Subsection (c) would repeal the subsidy layering requirement that NAHASDA grant recipients must certify to. NAHASDA originally designated the Department as the certifying entity, but this was changed to require a certification by the grant recipient in the NAHASDA technical amendments that were enacted as part of the Fiscal Year 1999 HUD Appropriations Act (see section 595(a) of Public Law 105-276, approved Oct. 21, 1998). We believe that amendment fixed the problem and this provision should not be repealed.
Subsection (d) deals with the counting of Indian housing units formerly assisted under the Section 8 Program. The amendment would make statutory the requirement that these units be counted under the NAHASDA Indian Housing Block Grant allocation formula as formula current assisted stock, regardless of whether the recipient was operating a program similar to Section 8 with NAHASDA funds. The NAHASDA regulation, at 24 CFR 1000.318, provides a much more comprehensive allocation system that takes into account whether the grant recipient is now operating a program similar to the Section 8 Program. We consider it a better method for accounting for these units. It also represents the consensus of the negotiated rule-making committee.

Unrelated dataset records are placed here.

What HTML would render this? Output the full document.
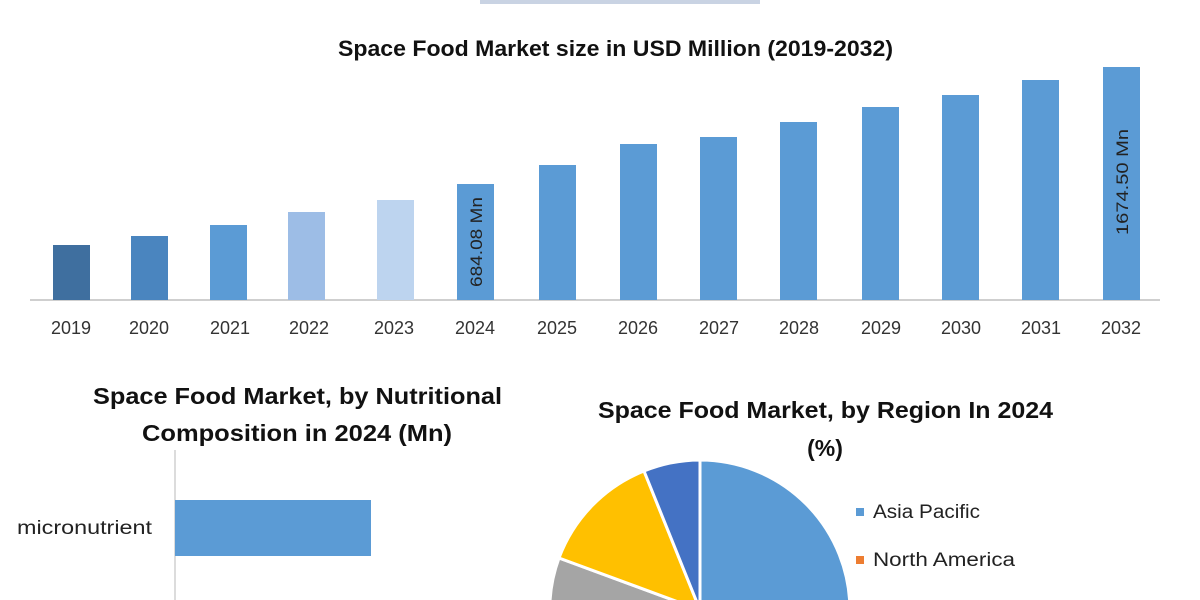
<!DOCTYPE html>
<html><head><style>
html,body{margin:0;background:#fff;width:1200px;height:600px;overflow:hidden;}
svg{display:block;}
svg text{font-family:"Liberation Sans",sans-serif;}
</style></head><body>
<svg width="1200" height="600" viewBox="0 0 1200 600" xmlns="http://www.w3.org/2000/svg">
<defs><clipPath id="c"><rect x="0" y="0" width="1200" height="600"/></clipPath></defs>
<rect width="1200" height="600" fill="#fff"/>
<rect x="480" y="0" width="280" height="4" fill="#c9d3e3"/>
<text x="338" y="56" textLength="555" lengthAdjust="spacingAndGlyphs" font-size="22" font-weight="bold" fill="#111">Space Food Market size in USD Million (2019-2032)</text>
<line x1="30" y1="300" x2="1160" y2="300" stroke="#bfbfbf" stroke-width="1.5"/>
<g>
<rect x="53" y="245" width="37" height="55" fill="#3f6f9f"/>
<rect x="131" y="236" width="37" height="64" fill="#4a85bf"/>
<rect x="210" y="225" width="37" height="75" fill="#5b9bd5"/>
<rect x="288" y="212" width="37" height="88" fill="#9dbde6"/>
<rect x="377" y="200" width="37" height="100" fill="#bdd4ef"/>
<rect x="457" y="184" width="37" height="116" fill="#5b9bd5"/>
<rect x="539" y="165" width="37" height="135" fill="#5b9bd5"/>
<rect x="620" y="144" width="37" height="156" fill="#5b9bd5"/>
<rect x="700" y="137" width="37" height="163" fill="#5b9bd5"/>
<rect x="780" y="122" width="37" height="178" fill="#5b9bd5"/>
<rect x="862" y="107" width="37" height="193" fill="#5b9bd5"/>
<rect x="942" y="95" width="37" height="205" fill="#5b9bd5"/>
<rect x="1022" y="80" width="37" height="220" fill="#5b9bd5"/>
<rect x="1103" y="67" width="37" height="233" fill="#5b9bd5"/>
</g>
<text transform="translate(482,287) rotate(-90)" textLength="90" lengthAdjust="spacingAndGlyphs" font-size="17" fill="#222">684.08 Mn</text>
<text transform="translate(1128,235) rotate(-90)" textLength="106" lengthAdjust="spacingAndGlyphs" font-size="17" fill="#222">1674.50 Mn</text>
<g font-size="18" fill="#333" text-anchor="middle">
<text x="71" y="334">2019</text><text x="149" y="334">2020</text><text x="230" y="334">2021</text>
<text x="309" y="334">2022</text><text x="394" y="334">2023</text><text x="475" y="334">2024</text>
<text x="557" y="334">2025</text><text x="638" y="334">2026</text><text x="719" y="334">2027</text>
<text x="799" y="334">2028</text><text x="881" y="334">2029</text><text x="961" y="334">2030</text>
<text x="1041" y="334">2031</text><text x="1121" y="334">2032</text>
</g>
<text x="93" y="404" textLength="409" lengthAdjust="spacingAndGlyphs" font-size="23" font-weight="bold" fill="#111">Space Food Market, by Nutritional</text>
<text x="142" y="441" textLength="310" lengthAdjust="spacingAndGlyphs" font-size="23" font-weight="bold" fill="#111">Composition in 2024 (Mn)</text>
<line x1="175" y1="450" x2="175" y2="600" stroke="#d0d0d0" stroke-width="1.5"/>
<rect x="175" y="500" width="196" height="56" fill="#5b9bd5"/>
<text x="17" y="534" textLength="135" lengthAdjust="spacingAndGlyphs" font-size="19" fill="#222">micronutrient</text>
<text x="598" y="418" textLength="455" lengthAdjust="spacingAndGlyphs" font-size="23" font-weight="bold" fill="#111">Space Food Market, by Region In 2024</text>
<text x="825" y="456" text-anchor="middle" font-size="23" font-weight="bold" fill="#111">(%)</text>
<g stroke="#fff" stroke-width="3" clip-path="url(#c)">
<path d="M700,610 L700,460 A150,150 0 0,1 700,760 Z" fill="#5b9bd5"/>
<path d="M700,610 L700,760 A150,150 0 0,1 570,685 Z" fill="#a5a5a5"/>
<path d="M700,610 L570,685 A150,150 0 0,1 559,558 Z" fill="#a5a5a5"/>
<path d="M700,610 L559,558 A150,150 0 0,1 644,471 Z" fill="#ffc000"/>
<path d="M700,610 L644,471 A150,150 0 0,1 700,460 Z" fill="#4472c4"/>
</g>
<rect x="856" y="508" width="8" height="8" fill="#5b9bd5"/>
<text x="873" y="518" textLength="107" lengthAdjust="spacingAndGlyphs" font-size="19" fill="#222">Asia Pacific</text>
<rect x="856" y="556" width="8" height="8" fill="#ed7d31"/>
<text x="873" y="566" textLength="142" lengthAdjust="spacingAndGlyphs" font-size="19" fill="#222">North America</text>
</svg>
</body></html>
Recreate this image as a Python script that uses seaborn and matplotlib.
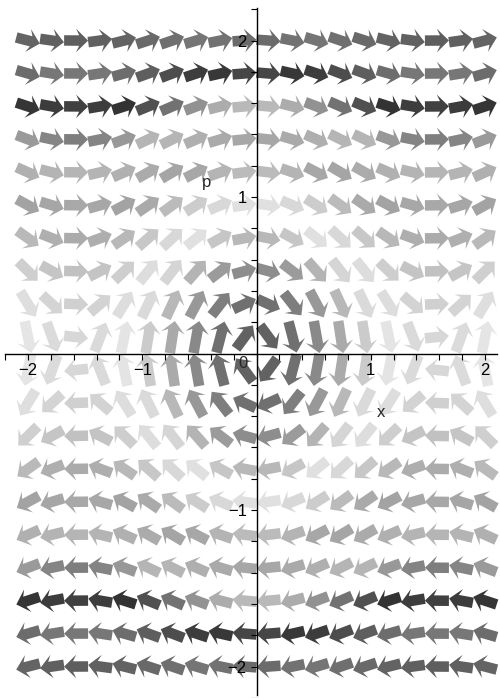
import numpy as np
import matplotlib
matplotlib.use("Agg")
import matplotlib.pyplot as plt
from matplotlib.ticker import FixedLocator, MultipleLocator
from matplotlib.colors import hsv_to_rgb
import seaborn as sns

# ---- data: 20 x 20 direction field of  x' = p ,  p' = -sin(x) cos(x)
x_grid = np.linspace(-2.0, 2.0, 20)
p_grid = np.linspace(-2.0, 2.0, 20)
x_ticks = [-2, -1, 1, 2]
p_ticks = [-2, -1, 1, 2]
x_labels = ["\u22122", "\u22121", "1", "2"]
p_labels = ["\u22122", "\u22121", "1", "2"]


def field(x, p):
    return p, -np.sin(x) * np.cos(x)


def energy(x, p):
    return p ** 2 + np.sin(x) ** 2


sns.set_theme(style="white")
plt.rcParams["font.family"] = ["Liberation Sans", "DejaVu Sans"]

X, P = np.meshgrid(x_grid, p_grid)
U, V = field(X, P)
n = np.hypot(U, V)
L = 0.21
Un, Vn = U / n * L, V / n * L

# colour: hue by energy, rendered as gray (luminance)
E = energy(X, P)
hue = E / E.max()
hsv = np.stack([hue.ravel() % 1.0, np.ones(hue.size), np.ones(hue.size)], axis=1)
rgb = hsv_to_rgb(hsv)
lum = 0.3 * rgb[:, 0] + 0.59 * rgb[:, 1] + 0.11 * rgb[:, 2]
g = 0.1 + 0.9 * lum
colors = np.stack([g, g, g], axis=1)

fig = plt.figure(figsize=(5.0, 6.98), dpi=100)
ax = fig.add_axes([0, 0, 1, 1])
ax.set_facecolor("white")
ax.set_axisbelow(False)

ax.quiver(X.ravel(), P.ravel(), Un.ravel(), Vn.ravel(), color=colors,
          angles="xy", scale_units="xy", scale=1, pivot="middle",
          width=0.021, headwidth=2.25, headlength=1.15, headaxislength=0.85,
          zorder=2)

ax.set_xlim(-2.245, 2.131)
ax.set_ylim(-2.201, 2.259)

for s in ["top", "right"]:
    ax.spines[s].set_visible(False)
ax.spines["left"].set_position(("data", 0))
ax.spines["bottom"].set_position(("data", 0))
ax.spines["left"].set_bounds(-2.182, 2.208)
ax.spines["bottom"].set_bounds(-2.2, 2.105)
for s in ["left", "bottom"]:
    ax.spines[s].set_color("black")
    ax.spines[s].set_linewidth(1.0)
    ax.spines[s].set_zorder(5)

ax.xaxis.set_major_locator(FixedLocator(x_ticks))
ax.yaxis.set_major_locator(FixedLocator(p_ticks))
ax.set_xticklabels(x_labels)
ax.set_yticklabels(p_labels)
ax.xaxis.set_minor_locator(MultipleLocator(0.2))
ax.yaxis.set_minor_locator(MultipleLocator(0.2))
ax.xaxis.set_ticks_position("bottom")
ax.yaxis.set_ticks_position("left")
ax.xaxis.set_zorder(5)
ax.yaxis.set_zorder(5)
ax.tick_params(which="both", direction="out", length=4, width=0.8,
               color="black", labelsize=12, labelcolor="black")
ax.tick_params(axis="x", which="major", pad=3)
ax.tick_params(axis="y", which="major", pad=3)

ax.text(-0.12, -0.063, "0", fontsize=12, ha="center", va="center", zorder=6)
ax.text(1.09, -0.374, "x", fontsize=12, ha="center", va="center", zorder=6)
ax.text(-0.44, 1.09, "p", fontsize=12, ha="center", va="center", zorder=6)

fig.savefig("out.png", dpi=100, facecolor="white")
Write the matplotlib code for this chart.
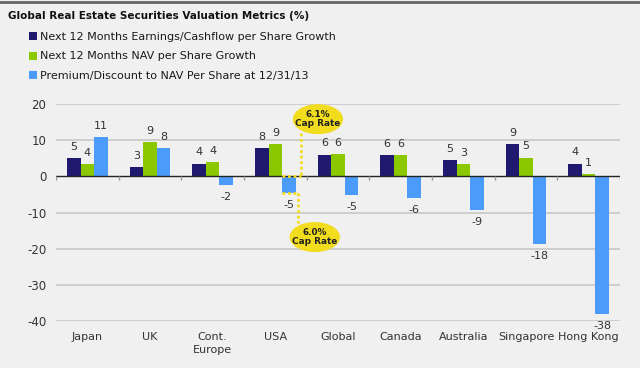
import numpy as np
import matplotlib.pyplot as plt
from matplotlib.patches import Ellipse
from matplotlib.lines import Line2D

# Data
regions = ["Japan", "UK", "Cont.\nEurope", "USA", "Global", "Canada",
           "Australia", "Singapore", "Hong Kong"]
earnings = [5.0, 2.5, 3.5, 7.8, 6.0, 5.8, 4.5, 8.9, 3.5]
nav_growth = [3.4, 9.4, 3.9, 8.9, 6.2, 5.8, 3.3, 5.2, 0.6]
premium = [10.9, 7.7, -2.5, -4.7, -5.2, -5.9, -9.3, -18.6, -38.1]
earnings_lbl = [5, 3, 4, 8, 6, 6, 5, 9, 4]
nav_lbl = [4, 9, 4, 9, 6, 6, 3, 5, 1]
premium_lbl = [11, 8, -2, -5, -5, -6, -9, -18, -38]
series_names = ["Next 12 Months Earnings/Cashflow per Share Growth",
                "Next 12 Months NAV per Share Growth",
                "Premium/Discount to NAV Per Share at 12/31/13"]
yticks = [20, 10, 0, -10, -20, -30, -40]

NAVY = "#1f1a70"
GREEN = "#8cc800"
BLUE = "#4b9cfa"
YELLOW = "#f2dc1e"
BG = "#f0f0f0"
TXT = "#333333"

plt.rcParams['font.family'] = ['DejaVu Sans']

fig = plt.figure(figsize=(6.4, 3.68), dpi=100, facecolor=BG)
ax = fig.add_axes([56/640, 1 - 321/368, (620 - 56)/640, (321 - 104)/368])
ax.set_facecolor(BG)

x = np.arange(len(regions))
w = 0.215
b1 = ax.bar(x - w, earnings, w, color=NAVY, zorder=3)
b2 = ax.bar(x, nav_growth, w, color=GREEN, zorder=3)
b3 = ax.bar(x + w, premium, w, color=BLUE, zorder=3)

# value labels: positives sit above the bar, negatives a bit further below
for bars, lbls in [(b1, earnings_lbl), (b2, nav_lbl), (b3, premium_lbl)]:
    pos = [str(v) if v >= 0 else "" for v in lbls]
    neg = [str(v) if v < 0 else "" for v in lbls]
    ax.bar_label(bars, labels=pos, padding=4.5, fontsize=8, color=TXT)
    ax.bar_label(bars, labels=neg, padding=5, fontsize=8, color=TXT)

ax.set_xlim(-0.5, len(regions) - 0.5)
ax.set_ylim(-40, 20)
ax.set_yticks(yticks)
ax.set_yticklabels([str(v) for v in yticks], fontsize=8.5, color=TXT)
ax.tick_params(axis='y', length=0, pad=7)
ax.set_xticks(x)
ax.set_xticklabels(regions, fontsize=8, color=TXT, linespacing=1.4)
ax.tick_params(axis='x', length=0, pad=8)
for s in ax.spines.values():
    s.set_visible(False)
for v in yticks:
    if v != 0:
        ax.axhline(v, color="#c8c8c8", lw=1.2, zorder=1)
ax.axhline(0, color="#222222", lw=1, zorder=4)
ax.vlines(np.arange(len(regions) + 1) - 0.5, -1.0, 0, color="#999999",
          lw=1, zorder=4)

# Cap rate callouts
dot = dict(color=YELLOW, lw=2, ls=(0, (1, 1)), zorder=5, clip_on=False)
ax.plot([3.405, 3.405], [11.9, 0], **dot)
ax.plot([3.10, 3.405], [0, 0], **dot)
ax.plot([3.10, 3.36], [-4.5, -4.5], **dot)
ax.plot([3.36, 3.36], [-4.5, -12.9], **dot)
for cx, cy, t in [(3.68, 15.8, "6.1%\nCap Rate"), (3.63, -16.8, "6.0%\nCap Rate")]:
    ax.add_patch(Ellipse((cx, cy), 0.78, 7.9, color=YELLOW, zorder=6,
                         clip_on=False))
    ax.text(cx, cy, t, ha='center', va='center', fontsize=6.4,
            fontweight='bold', color="#222222", zorder=7, linespacing=1.0)

# Title, legend, top border
fig.text(8/640, 1 - 16/368, "Global Real Estate Securities Valuation Metrics (%)",
         fontsize=7.5, fontweight='bold', color="#111111", va='center')
fig.legend([b1, b2, b3], series_names, loc='upper left',
           bbox_to_anchor=(29/640, 1 - 32/368), frameon=False, fontsize=8,
           handlelength=0.75, handleheight=0.75, handletextpad=0.2,
           labelspacing=0.85, borderpad=0, borderaxespad=0,
           labelcolor="#1a1a1a")
fig.add_artist(Line2D([0, 1], [1 - 2/368, 1 - 2/368], color="#666666", lw=2))

fig.savefig("out.png", dpi=100, facecolor=BG)
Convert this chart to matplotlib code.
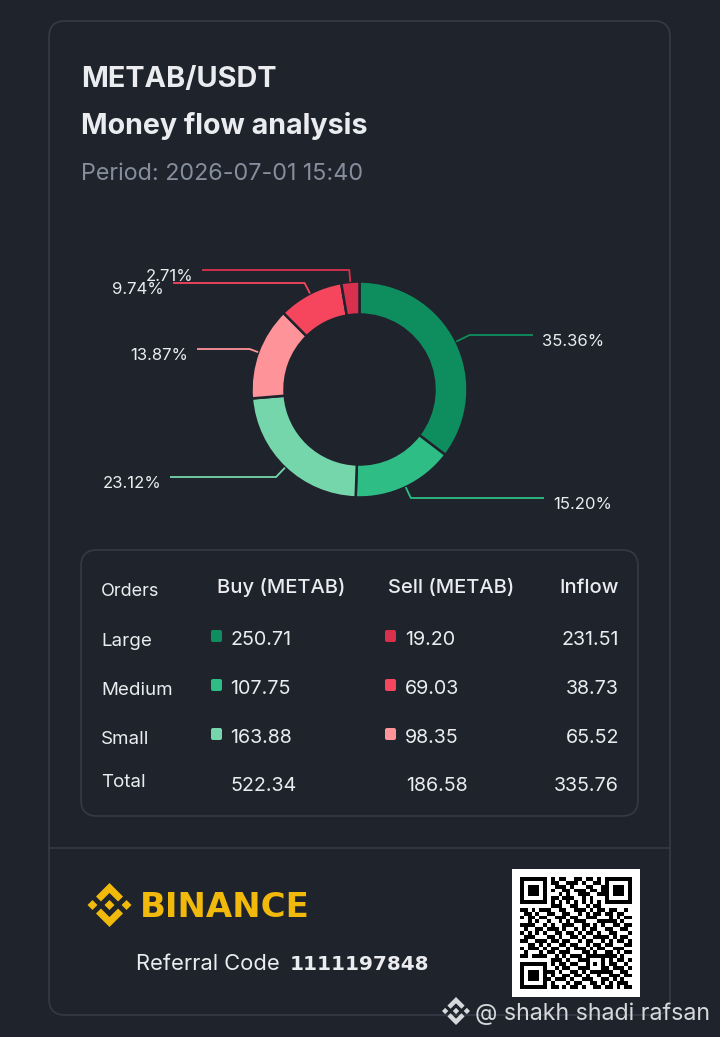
import numpy as np
import matplotlib
matplotlib.use("Agg")
import matplotlib.pyplot as plt
from matplotlib.patches import FancyBboxPatch, Polygon, Rectangle

plt.rcParams['font.family'] = ['Inter', 'DejaVu Sans']

# ---- data ----
pair = "METAB/USDT"
period = "Period: 2026-07-01 15:40"
orders = ["Large", "Medium", "Small"]
buy = [250.71, 107.75, 163.88]
sell = [19.20, 69.03, 98.35]
buy_total = 522.34
sell_total = 186.58
inflow = [231.51, 38.73, 65.52]
inflow_total = 335.76
# percentages as printed on the chart (clockwise from top)
pct_labels = ["35.36%", "15.20%", "23.12%", "13.87%", "9.74%", "2.71%"]
referral = "1111197848"
watermark = "@ shakh shadi rafsan"

buy_colors = ["#0e8e5e", "#2ebd85", "#76d6ab"]
sell_colors = ["#d9304e", "#f6465d", "#ff939a"]

bg = "#1f232b"
border = "#353b46"
white = "#eaecef"
grey = "#848e9c"

W, H = 720, 1037
fig = plt.figure(figsize=(W / 100, H / 100), dpi=100, facecolor=bg)
ax = fig.add_axes([0, 0, 1, 1])
ax.set_facecolor(bg)

# card
ax.add_patch(FancyBboxPatch((49, 21), 621, 994, boxstyle="round,pad=0,rounding_size=16",
                            fc=bg, ec=border, lw=1.2))
ax.plot([49, 670], [848, 848], color=border, lw=1.2)

# header
ax.text(81, 87, pair, color=white, fontsize=20.8, fontweight="bold")
ax.text(81, 134, "Money flow analysis", color=white, fontsize=20.6, fontweight="bold")
ax.text(81, 180, period, color=grey, fontsize=16.8)

# donut: large/medium/small buy, then small/medium/large sell (clockwise from top)
vals = buy + sell[::-1]
cols = buy_colors + sell_colors[::-1]
cx, cy, R = 359.5, 389.5, 108
wedges, _ = ax.pie(vals, colors=cols, center=(cx, cy), radius=R, startangle=-90,
                   counterclock=True, frame=True,
                   wedgeprops=dict(width=33, edgecolor=bg, linewidth=1.8))

# label layout: leader line y, line end x
line_y = [335, 498, 477, 349, 283, 270]
line_end = [533, 544, 170, 197, 173, 202]
for w, lab, ly, lx, c in zip(wedges, pct_labels, line_y, line_end, cols):
    th = np.deg2rad((w.theta1 + w.theta2) / 2)
    dx, dy = np.cos(th), np.sin(th)
    ax0, ay0 = cx + R * dx, cy + R * dy
    t = max(abs(ly - ay0) / max(abs(dy), 1e-3), 4)
    t = min(t, 16)
    ex = ax0 + t * dx
    ax.plot([ax0, ex, lx], [ay0, ly, ly], color=c, lw=1.3, solid_capstyle="butt")
    if lx > cx:
        ax.text(lx + 9, ly + 11, lab, color=white, fontsize=12, ha="left")
    else:
        ax.text(lx - 9, ly + 11, lab, color=white, fontsize=12, ha="right")

# table
ax.add_patch(FancyBboxPatch((81, 550), 557, 266, boxstyle="round,pad=0,rounding_size=16",
                            fc=bg, ec=border, lw=1.2))
ax.text(101, 596, "Orders", color=white, fontsize=13)
ax.text(217, 593, "Buy (METAB)", color=white, fontsize=14.5, fontweight="medium")
ax.text(388, 593, "Sell (METAB)", color=white, fontsize=14.5, fontweight="medium")
ax.text(619, 593, "Inflow", color=white, fontsize=14.5, fontweight="medium", ha="right")

row_base = [645, 694, 743]
for i, name in enumerate(orders):
    yb = row_base[i]
    ax.text(101, yb + 1, name, color=white, fontsize=13.5)
    ax.add_patch(FancyBboxPatch((211, yb - 15), 11, 12, boxstyle="round,pad=0,rounding_size=2",
                                fc=buy_colors[i], ec="none"))
    ax.text(230, yb, f"{buy[i]:.2f}", color=white, fontsize=14.2)
    ax.add_patch(FancyBboxPatch((385, yb - 15), 11, 12, boxstyle="round,pad=0,rounding_size=2",
                                fc=sell_colors[i], ec="none"))
    ax.text(405, yb, f"{sell[i]:.2f}", color=white, fontsize=14.2)
    ax.text(619, yb, f"{inflow[i]:.2f}", color=white, fontsize=14.2, ha="right")

ax.text(101, 787, "Total", color=white, fontsize=13.5)
ax.text(230, 791, f"{buy_total:.2f}", color=white, fontsize=14.2)
ax.text(406, 791, f"{sell_total:.2f}", color=white, fontsize=14.2)
ax.text(619, 791, f"{inflow_total:.2f}", color=white, fontsize=14.2, ha="right")

# binance logo
top_chev = [(-0.388, -0.160), (0, -0.548), (0.389, -0.159), (0.615, -0.385), (0, -1), (-0.614, -0.386)]
left_dia = [(-1, 0), (-0.774, -0.226), (-0.548, 0), (-0.774, 0.226)]
mid_dia = [(0.229, 0), (0, -0.229), (-0.229, 0), (0, 0.229)]
logo_parts = [top_chev, [(x, -y) for x, y in top_chev], left_dia,
              [(-x, y) for x, y in left_dia], mid_dia]


def draw_logo(x0, y0, s, color):
    for part in logo_parts:
        ax.add_patch(Polygon([(x0 + x * s, y0 + y * s) for x, y in part], closed=True,
                             fc=color, ec="none"))


draw_logo(109.5, 905, 22, "#f0b90b")
ax.text(140, 917, "BINANCE", color="#f0b90b", fontsize=24.5, fontweight="bold",
        family="DejaVu Sans")
ax.text(136, 970, "Referral Code", color=white, fontsize=15.8)
ax.text(290, 970, referral, color=white, fontsize=14.4, fontweight="bold",
        family="DejaVu Sans")

# qr code
qr_rows = [
    "1111111" + "010110011011010" + "1111111",
    "1000001" + "011001110100110" + "1000001",
    "1011101" + "001110100011001" + "1011101",
    "1011101" + "010011011101101" + "1011101",
    "1011101" + "000101001110011" + "1011101",
    "1000001" + "011011100101000" + "1000001",
    "1111111" + "010101010101010" + "1111111",
    "0000000" + "011100110010110" + "0000000",
    "1101011" + "100110011101011" + "0110010",
    "0110100" + "110011001010110" + "1101100",
    "1011011" + "001110110011100" + "0101011",
    "0010100" + "100101011100011" + "1110100",
    "1111001" + "010011100110101" + "0011011",
    "0100110" + "111010010101100" + "1100110",
    "1010101" + "001101101011010" + "0110001",
    "0111000" + "110100110100111" + "1010110",
    "1100111" + "011011001011001" + "0101101",
    "0011010" + "100110110010110" + "1100011",
    "1011101" + "011001011101011" + "0011100",
    "0100010" + "110111000110100" + "1101011",
    "1101111" + "001010111011111" + "1110100",
    "0000000" + "011101001110001" + "0101101",
    "1111111" + "010110110010101" + "0110010",
    "1000001" + "001011001110001" + "1011101",
    "1011101" + "110100110101111" + "1100110",
    "1011101" + "010011011010010" + "0111011",
    "1011101" + "101110100111001" + "1010100",
    "1000001" + "010001011001101" + "0101110",
    "1111111" + "011010110100110" + "1101011",
]
qr = np.array([[int(ch) for ch in r] for r in qr_rows])
ax.add_patch(Rectangle((512, 869), 128, 128, fc="white", ec="none"))
ax.imshow(qr, cmap="gray_r", interpolation="nearest", extent=(520, 632, 989, 877),
          origin="upper", vmin=0, vmax=1, zorder=3)

# watermark
draw_logo(456, 1011, 14, "#d6d8db")
ax.text(475, 1020, watermark, color="#d6d8db", fontsize=16.7)

ax.set_xlim(0, W)
ax.set_ylim(H, 0)
ax.set_aspect("auto")
ax.axis("off")
fig.savefig("out.png", dpi=100, facecolor=bg)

This concludes my specific comments on the amendments. I would like to share with you information about another activity that is occurring in the near future. On March 30, 1999, Secretary Cuomo will address Indian leaders at HUD's annual Native American Homeownership, Legal and Economic Development Summit. The Department will also conduct Listening Sessions on NAHASDA and consult with tribes on the issues that concern them, to include legislative matters. We would be pleased to provide the Committee with a report on the results of the Summit.
This concludes my prepared remarks. I would be happy to answer any questions you may have.